Lavrov melanjutkan, “Barat terus mempromosikan formula perdamaian yang buntu, bahkan bisa saya katakan konyol, dari Zelensky, yang meminta Rusia menyerah."
"Beberapa minggu yang lalu, individu ini merilis 'rencana kemenangan' yang sama gilanya. Tentu saja, formula itu, rencana itu, dan fantasi keanggotaan Ukraina yang dikontrol Kiev di NATO atau Uni Eropa tidak akan mendekatkan perdamaian di Eropa.”
Baca Juga: Rusia: Ukraina Ketar-ketir Hadapi Perkembangan di Garis Depan, Minta Rudal Tomahawk kepada AS
Jaminan Keamanan Jangka Panjang untuk Stabilitas
Menurut Lavrov, stabilitas di bagian benua Eurasia ini hanya mungkin tercapai jika ada "jaminan keamanan jangka panjang dan terpercaya."
Ia menegaskan kembali bahwa Rusia telah mengusulkan inisiatif serupa pada Desember 2021, namun ditolak oleh Barat.
“NATO tidak lagi cukup, mengingat perang yang dipicunya melawan Rusia melalui otoritas ilegal di Kiev. Seluruh area OSCE pun tidak memadai. Kini, AS dan sekutunya berusaha menjadikan seluruh Eurasia sebagai arena konfrontasi geopolitik. Aliansi ini mengakui bahwa ancaman juga muncul dari kawasan Asia-Pasifik, termasuk Laut China Selatan dan Selat Taiwan,” tambah Lavrov.
Lavrov menyatakan bahwa NATO kini berusaha menegaskan dominasi militernya, tidak hanya di Eropa tetapi juga di kawasan timur Eurasia. "NATO menyusup ke kawasan ini dengan dalih strategi Indo-Pasifik, yang merusak mekanisme inklusif," ujarnya.
Sementara itu, Moskow melihat bahwa rezim Kiev semakin “gelisah” akibat perkembangan di medan perang yang tidak menguntungkan, seperti yang disampaikan oleh Juru Bicara Kremlin, Dmitry Peskov.
“Situasi di garis depan sudah jelas dan nyata; semua orang di negara kita bisa melihatnya, dan negara-negara Barat juga mencatat bagaimana peristiwa ini berlangsung,” kata Peskov.

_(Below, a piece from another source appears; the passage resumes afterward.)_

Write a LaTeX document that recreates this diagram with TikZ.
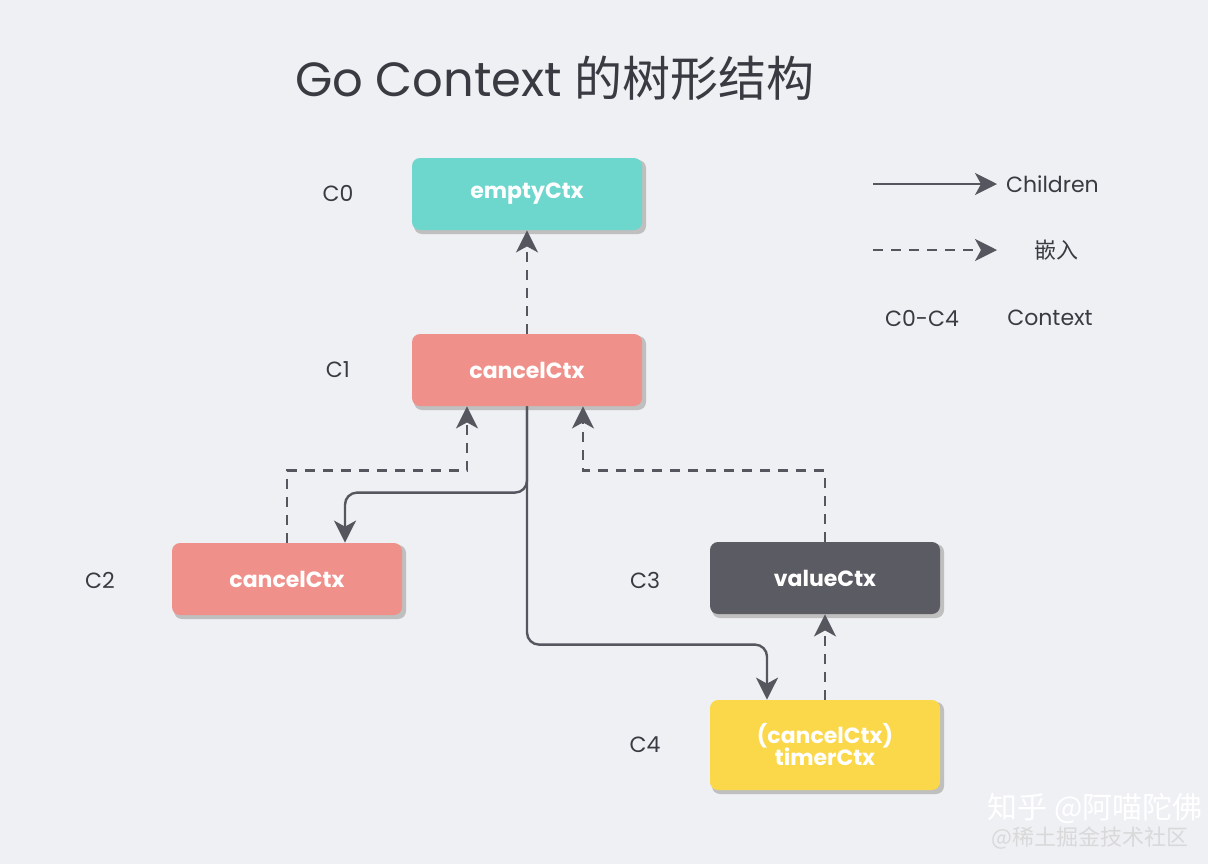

Ia menambahkan, “tren saat ini membuat rezim Kiev semakin cemas.”
Peskov menduga bahwa kecemasan inilah yang mendorong Zelenskyy untuk meminta Amerika Serikat memasok rudal jarak jauh Tomahawk, sebagaimana dilaporkan oleh media Barat. Ia juga menyoroti upaya Zelensky untuk melegitimasi keterlibatan militer Barat di Ukraina.
“Jelas, semua ‘rencana perdamaian’ dan ‘rencana kemenangan’, baik yang terbuka maupun tertutup, pada dasarnya adalah upaya Kiev untuk menarik negara-negara Barat lebih dalam ke dalam konflik dan melegitimasi keterlibatan tersebut,” kata juru bicara Kremlin itu. “Inilah tujuan utama dari manuver-manuver ini, dan kami melihatnya demikian,” tutupnya.
Pada tanggal 31 Oktober 2024, Dewan Keamanan PBB akan mengadakan sesi khusus untuk membahas pasokan senjata Barat ke Ukraina, atas permintaan Rusia. Beberapa negara Barat telah memasok senjata ke Ukraina sejak 2014, menyusul kudeta di Kiev, dan pasokan tersebut meningkat setelah dimulainya operasi militer khusus Rusia di Ukraina pada Februari 2022.